California’s Solar Surge: A Signal for the World
According to data from the U.S. Energy Information Administration (EIA) and Canary Media, utility-scale solar generation within the CAISO grid — which covers most of California — jumped 21% compared to 2024. Over the same period, natural gas generation collapsed by a striking 60%. The numbers tell a clear story: the economics and infrastructure of renewable energy have reached a tipping point where fossil fuels simply cannot compete on a day-to-day basis.
This shift did not happen overnight. It is the result of years of policy commitment, grid investment, and falling costs for solar panels and battery storage. California’s grid operator has progressively integrated large-scale photovoltaic capacity alongside demand-response tools and storage systems that smooth out intermittency. The outcome is a model that European grid managers and policymakers are watching closely — particularly as the EU accelerates its own REPowerEU targets.
Europe’s Strategic Bets: Storage, Hydrogen, and Industrial Scale
While California dominates the headlines, Europe is making equally consequential moves in the energy transition. Under the EU Net-Zero Industry Act, the European Commission recently awarded strategic project status to Bulgaria’s Exeron battery energy storage system — a recognition that boosts funding access and permitting priority for net-zero production capacity on the continent. Battery storage is the critical complement to solar and wind energy: without it, surplus generation is wasted and grid stability suffers.
Equally significant is the progress on green hydrogen. Air Liquide has finalised a 200-MW electrolyser project in Rotterdam, with TotalEnergies confirmed as the off-taker. This is one of the largest green hydrogen production facilities in Europe, and its location in one of the continent’s most important industrial and port hubs signals that clean hydrogen is moving from pilot projects to genuine industrial scale. Green hydrogen is essential for decarbonising sectors that electricity alone cannot easily reach: steel, chemicals, heavy transport, and long-duration energy storage.
The cost challenge for hydrogen, however, remains real. That is why a breakthrough from the University of Birmingham is attracting attention: researchers have developed a perovskite-based catalyst that enables water-splitting — the core process of hydrogen production — at significantly lower temperatures than conventional methods. Lower operating temperatures mean lower energy consumption and reduced costs, potentially unlocking green hydrogen for a far wider range of applications and geographies.

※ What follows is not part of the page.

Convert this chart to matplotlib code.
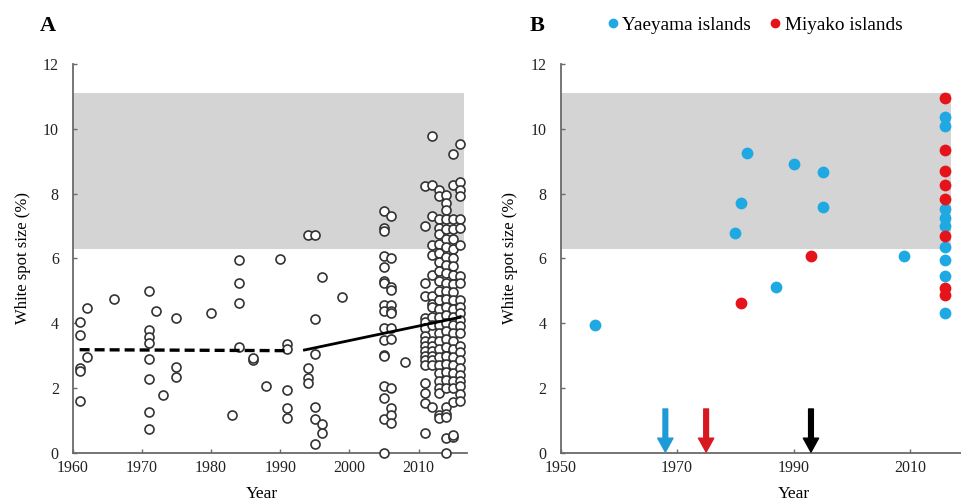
import numpy as np
import matplotlib
matplotlib.use('Agg')
import matplotlib.pyplot as plt
from matplotlib.lines import Line2D

plt.rcParams['font.family'] = ['Liberation Serif', 'DejaVu Serif']

# ---- panel A : white spot size by collection year ----
a_early_years = [1961, 1961, 1961, 1961, 1961, 1962, 1962, 1966,
                 1971, 1971, 1971, 1971, 1971, 1971, 1971, 1971,
                 1972, 1973, 1975, 1975, 1975, 1980, 1983,
                 1984, 1984, 1984, 1984, 1986, 1986, 1988, 1990,
                 1991, 1991, 1991, 1991, 1991, 1994, 1995, 1996, 1999,
                 1995, 1995, 1994, 1994, 1994, 1995, 1995, 1996, 1996, 1995, 2008]
a_early_sizes = [4.05, 3.62, 2.6, 2.53, 1.59, 4.48, 2.96, 4.75,
                 5.0, 3.79, 3.57, 3.4, 2.9, 2.28, 1.25, 0.74,
                 4.36, 1.79, 4.17, 2.66, 2.35, 4.32, 1.16,
                 5.95, 5.24, 4.62, 3.25, 2.87, 2.92, 2.07, 5.99,
                 3.35, 3.2, 1.94, 1.37, 1.08, 6.73, 6.73, 5.43, 4.81,
                 4.14, 3.04, 2.6, 2.31, 2.14, 1.42, 1.03, 0.88, 0.6, 0.26, 2.79]

a_2005 = [7.45, 6.94, 6.83, 6.08, 5.72, 5.31, 5.24, 4.57, 4.36, 3.85, 3.48,
          3.02, 3.0, 2.06, 1.7, 1.03, 0.0]
a_2006 = [7.3, 6.01, 5.11, 5.03, 4.57, 4.36, 4.3, 3.85, 3.52, 1.99, 1.37, 1.17, 0.93]
a_2011 = [8.22, 7.0, 5.24, 4.84, 4.16, 4.05, 3.85, 3.6, 3.45, 3.3, 3.15, 3.0,
          2.85, 2.72, 2.15, 1.85, 1.54, 0.61]
a_2012 = [9.77, 8.27, 7.32, 6.42, 6.11, 5.49, 4.84, 4.6, 4.5, 4.2, 3.95, 3.45,
          3.3, 3.15, 3.0, 2.85, 2.7, 1.42]
a_2013 = [8.12, 7.93, 7.2, 6.95, 6.75, 6.45, 6.15, 5.9, 5.6, 5.3, 5.0, 4.7,
          4.45, 4.2, 3.95, 3.7, 3.45, 3.2, 2.95, 2.7, 2.45, 2.2, 2.0, 1.85, 1.15, 1.07]
a_2014 = [7.96, 7.7, 7.5, 7.2, 6.9, 6.6, 6.35, 6.05, 5.8, 5.55, 5.25, 5.0,
          4.75, 4.5, 4.25, 4.0, 3.75, 3.5, 3.25, 3.0, 2.75, 2.5, 2.25, 2.0,
          1.4, 1.2, 1.1, 0.45, 0.0]
a_2015 = [9.22, 8.27, 7.2, 6.9, 6.6, 6.3, 6.0, 5.75, 5.5, 5.2, 4.95, 4.7,
          4.45, 4.2, 3.95, 3.7, 3.45, 3.2, 2.95, 2.7, 2.45, 2.2, 2.0, 1.58, 0.5, 0.55]
a_2016 = [9.53, 8.35, 8.12, 7.93, 7.2, 6.94, 6.42, 5.45, 5.24, 4.7, 4.5, 4.3,
          4.1, 3.9, 3.7, 3.3, 3.1, 2.85, 2.6, 2.4, 2.2, 2.05, 1.8, 1.6]

a_trend_pre_years = [1961, 1991]
a_trend_pre = [3.18, 3.15]
a_trend_post_years = [1993.5, 2016]
a_trend_post = [3.17, 4.18]

# gray band = range of the reference population
band_low, band_high = 6.3, 11.1

# ---- panel B ----
yae_years = [1956, 1980, 1981, 1982, 1987, 1990, 1995, 1995, 2009,
             2016, 2016, 2016, 2016, 2016, 2016, 2016, 2016, 2016]
yae_sizes = [3.93, 6.79, 7.72, 9.24, 5.12, 8.92, 8.67, 7.58, 6.07,
             10.37, 10.08, 7.51, 7.25, 7.0, 6.35, 5.95, 5.47, 4.3]
miy_years = [1981, 1993, 2016, 2016, 2016, 2016, 2016, 2016, 2016, 2016]
miy_sizes = [4.61, 6.07, 10.96, 9.35, 8.69, 8.27, 7.84, 6.68, 5.07, 4.86]

arrow_years = [1968, 1975, 1993]
arrow_colors = ['#1e9bd7', '#d7191f', '#000000']

blue = '#1fa9e3'
red = '#e5141b'
spine_c = '#6a6a6a'

W, H = 961, 504
fig = plt.figure(figsize=(W / 100, H / 100), dpi=100)


def px_axes(x0, y0, x1, y1):
    return fig.add_axes([x0 / W, 1 - y1 / H, (x1 - x0) / W, (y1 - y0) / H])


def style(ax):
    for s in ['top', 'right']:
        ax.spines[s].set_visible(False)
    for s in ['left', 'bottom']:
        ax.spines[s].set_color(spine_c)
        ax.spines[s].set_linewidth(1.3)
    ax.tick_params(direction='in', length=3, width=1, color=spine_c,
                   labelsize=11.5, colors='#222222')
    ax.tick_params(axis='y', pad=10)
    ax.tick_params(axis='x', pad=5)
    ax.set_ylim(0, 12)
    ax.set_yticks(np.arange(0, 13, 2))
    ax.set_ylabel('White spot size (%)', fontsize=12)
    ax.set_xlabel('Year', fontsize=12.5)


# panel A
axA = px_axes(72.7, 64, 467, 452.7)
style(axA)
axA.set_xlim(1960, 2017)
axA.set_xticks(np.arange(1960, 2011, 10))
axA.fill_between([1960, 2016.5], band_low, band_high, color='#d4d4d4', lw=0, zorder=0)

ax_x = list(a_early_years)
ax_y = list(a_early_sizes)
for yr, col in [(2005, a_2005), (2006, a_2006), (2011, a_2011), (2012, a_2012),
                (2013, a_2013), (2014, a_2014), (2015, a_2015), (2016, a_2016)]:
    ax_x += [yr] * len(col)
    ax_y += col
axA.scatter(ax_x, ax_y, s=42, facecolor='white', edgecolor='#333333',
            linewidth=1.2, zorder=3, clip_on=False)
axA.plot(a_trend_pre_years, a_trend_pre, color='black', lw=2.4,
         linestyle=(0, (3, 1.5)), zorder=4)
axA.plot(a_trend_post_years, a_trend_post, color='black', lw=2.0, zorder=4)
axA.yaxis.set_label_coords(-0.106, 0.5)
axA.xaxis.set_label_coords(0.48, -0.085)
fig.text(40 / W, 1 - 26 / H, 'A', fontsize=16, fontweight='bold', va='center')

# panel B (axis runs on past the right edge of the figure)
axB = px_axes(560.5, 64, 1026.5, 452.7)
style(axB)
axB.set_xlim(1950, 2030)
axB.set_xticks(np.arange(1950, 2011, 20))
axB.fill_between([1950, 2017], band_low, band_high, color='#d4d4d4', lw=0, zorder=0)
axB.scatter(yae_years, yae_sizes, s=72, color=blue, lw=0, zorder=3)
axB.scatter(miy_years, miy_sizes, s=72, color=red, lw=0, zorder=3)
for yr, c in zip(arrow_years, arrow_colors):
    axB.annotate('', xy=(yr, 0.02), xytext=(yr, 1.35),
                 arrowprops=dict(facecolor=c, edgecolor=c, width=3.4,
                                 headwidth=11, headlength=10, shrink=0),
                 zorder=5)
axB.yaxis.set_label_coords(-0.091, 0.5)
axB.xaxis.set_label_coords(0.5, -0.085)
fig.text(530 / W, 1 - 26 / H, 'B', fontsize=16, fontweight='bold', va='center')

handles = [Line2D([], [], marker='o', ls='', color=blue, markersize=6),
           Line2D([], [], marker='o', ls='', color=red, markersize=6)]
fig.legend(handles, ['Yaeyama islands', 'Miyako islands'], loc='center left',
           bbox_to_anchor=(606 / W, 1 - 25 / H), ncol=2, frameon=False,
           fontsize=13.9, handlelength=0.7, handletextpad=0.15, columnspacing=0.9,
           borderaxespad=0, borderpad=0)

fig.savefig('out.png', dpi=100)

Water, Energy, and the Resource Management Challenge
The energy transition does not exist in isolation. Resource management — particularly of water — is increasingly intertwined with clean energy strategy. Morocco offers a striking example: facing seven consecutive years of drought, the country has set an ambitious target to source 60% of its drinking water from desalinated seawater by 2030. Desalination is energy-intensive, which makes the integration of renewable energy into water infrastructure not just an environmental preference but an economic and strategic necessity.

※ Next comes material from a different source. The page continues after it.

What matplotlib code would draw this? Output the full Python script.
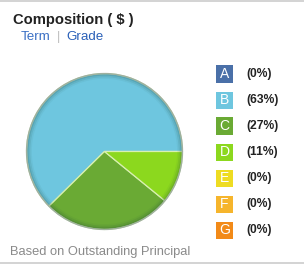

This convergence of water security and clean energy is a challenge shared across the Mediterranean basin and beyond. As climate change intensifies pressure on freshwater resources, the ability to power desalination and water treatment with solar or wind — rather than fossil fuels — will become a defining factor in regional resilience.
What This Means for Citizens, Industry, and Policymakers
Taken together, these developments point to a clean energy system that is maturing rapidly across multiple fronts:
- Solar energy is now proven at scale to outcompete natural gas in real grid conditions.

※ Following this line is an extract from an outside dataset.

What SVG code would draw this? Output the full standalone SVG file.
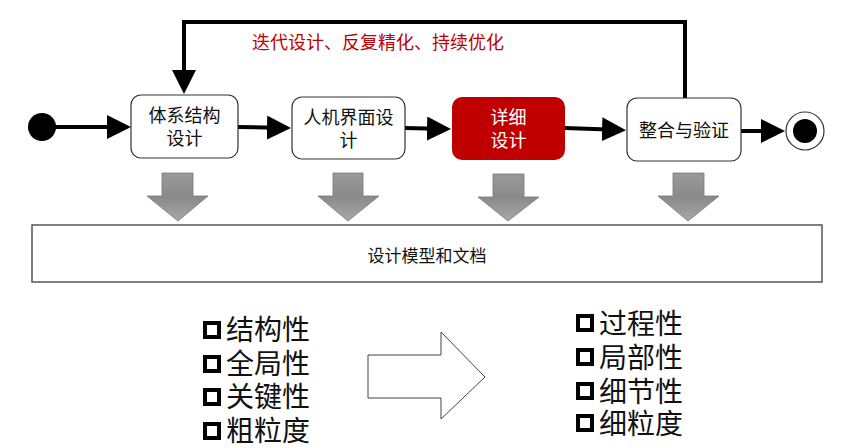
<svg xmlns="http://www.w3.org/2000/svg" width="861" height="448" viewBox="0 0 861 448">
<style>
text{font-family:"Noto Sans CJK SC","Noto Sans",sans-serif;}
.box{fill:#fff;stroke:#333;stroke-width:1.2;}
.lbl{font-size:18px;fill:#111;text-anchor:middle;}
.conn{stroke:#000;stroke-width:4;fill:none;}
.chk{fill:none;stroke:#000;stroke-width:4;}
.li{font-size:28px;fill:#111;}
.down{fill:url(#g);stroke:#777;stroke-width:0.8;}
</style>
<defs>
<marker id="ah" markerWidth="6" markerHeight="6" refX="5" refY="3" orient="auto" markerUnits="strokeWidth">
<path d="M0,0 L6,3 L0,6 z" fill="#000"/>
</marker>
<linearGradient id="g" x1="0" y1="0" x2="0" y2="1">
<stop offset="0" stop-color="#9a9a9a"/>
<stop offset="0.5" stop-color="#8a8a8a"/>
<stop offset="1" stop-color="#a8a8a8"/>
</linearGradient>
</defs>
<g id="connectors">
<line class="conn" x1="55" y1="127" x2="127" y2="127" marker-end="url(#ah)"/>
<line class="conn" x1="238" y1="127" x2="287" y2="128" marker-end="url(#ah)"/>
<line class="conn" x1="405" y1="128" x2="447" y2="129" marker-end="url(#ah)"/>
<line class="conn" x1="565" y1="128" x2="622" y2="130" marker-end="url(#ah)"/>
<line class="conn" x1="741" y1="131" x2="781" y2="131" marker-end="url(#ah)"/>
<polyline class="conn" points="685,98 685,22 184,22 184,90" marker-end="url(#ah)"/>
</g>
<text x="252" y="49" font-size="18" fill="#C00000">迭代设计、反复精化、持续优化</text>
<g id="start"><circle cx="42" cy="127" r="14" fill="#000"/></g>
<g id="n1"><rect class="box" x="131" y="95" width="107" height="63" rx="10"/>
<text class="lbl" x="184.5" y="122">体系结构</text><text class="lbl" x="184.5" y="145">设计</text></g>
<g id="n2"><rect class="box" x="292" y="97" width="113" height="62" rx="10"/>
<text class="lbl" x="348.5" y="124">人机界面设</text><text class="lbl" x="348.5" y="147">计</text></g>
<g id="n3"><rect x="452" y="97" width="113" height="63" rx="10" fill="#C00000"/>
<text class="lbl" x="508.5" y="124" style="fill:#fff">详细</text><text class="lbl" x="508.5" y="147" style="fill:#fff">设计</text></g>
<g id="n4"><rect class="box" x="627" y="98" width="114" height="63" rx="10"/>
<text class="lbl" x="684" y="137">整合与验证</text></g>
<g id="end"><circle cx="805" cy="131" r="19" fill="#fff" stroke="#333" stroke-width="1.2"/><circle cx="805" cy="131" r="12" fill="#000"/></g>
<g id="downarrows">
<path class="down" d="M162,173 H193 V196 H208 L178,221 L147,196 H162 Z"/>
<path class="down" d="M333,173 H363 V196 H379 L348,221 L318,196 H333 Z"/>
<path class="down" d="M493,174 H524 V197 H539 L508,221 L478,197 H493 Z"/>
<path class="down" d="M673,173 H704 V196 H719 L688,221 L658,196 H673 Z"/>
</g>
<g id="docs"><rect x="32" y="225" width="790" height="57" fill="#fff" stroke="#555" stroke-width="1.5"/>
<text x="427" y="262" font-size="17" fill="#111" text-anchor="middle">设计模型和文档</text></g>
<g id="leftlist">
<rect class="chk" x="205" y="323" width="14" height="14"/><text class="li" x="226" y="340">结构性</text>
<rect class="chk" x="205" y="357" width="14" height="14"/><text class="li" x="226" y="374">全局性</text>
<rect class="chk" x="205" y="390" width="14" height="14"/><text class="li" x="226" y="407">关键性</text>
<rect class="chk" x="205" y="424" width="14" height="14"/><text class="li" x="226" y="441">粗粒度</text>
</g>
<g id="bigarrow"><path d="M368,355 H441 V332 L485,377 L441,419 V398 H368 Z" fill="#fff" stroke="#444" stroke-width="1"/></g>
<g id="rightlist">
<rect class="chk" x="578" y="316" width="14" height="14"/><text class="li" x="599" y="334">过程性</text>
<rect class="chk" x="578" y="350" width="14" height="14"/><text class="li" x="599" y="368">局部性</text>
<rect class="chk" x="578" y="384" width="14" height="14"/><text class="li" x="599" y="402">细节性</text>
<rect class="chk" x="578" y="416" width="14" height="14"/><text class="li" x="599" y="434">细粒度</text>
</g>
</svg>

- Battery storage is gaining strategic recognition and investment across Europe.
- Green hydrogen is transitioning from promise to infrastructure, with cost-reduction breakthroughs accelerating the timeline.
- Water and energy resource management are converging into a single policy challenge that demands integrated solutions.
For European citizens, this means cleaner air, greater energy independence, and more stable long-term energy prices. For industry, it signals a structural shift in input costs and supply chains. For policymakers, it underscores the urgency of maintaining — and strengthening — the regulatory frameworks that made this transition possible.
The key takeaway: the energy transition is no longer a future scenario. It is happening now, in real grids, in real industrial plants, and in real policy decisions. The question is no longer whether renewables can lead — it is how quickly the rest of the system can catch up.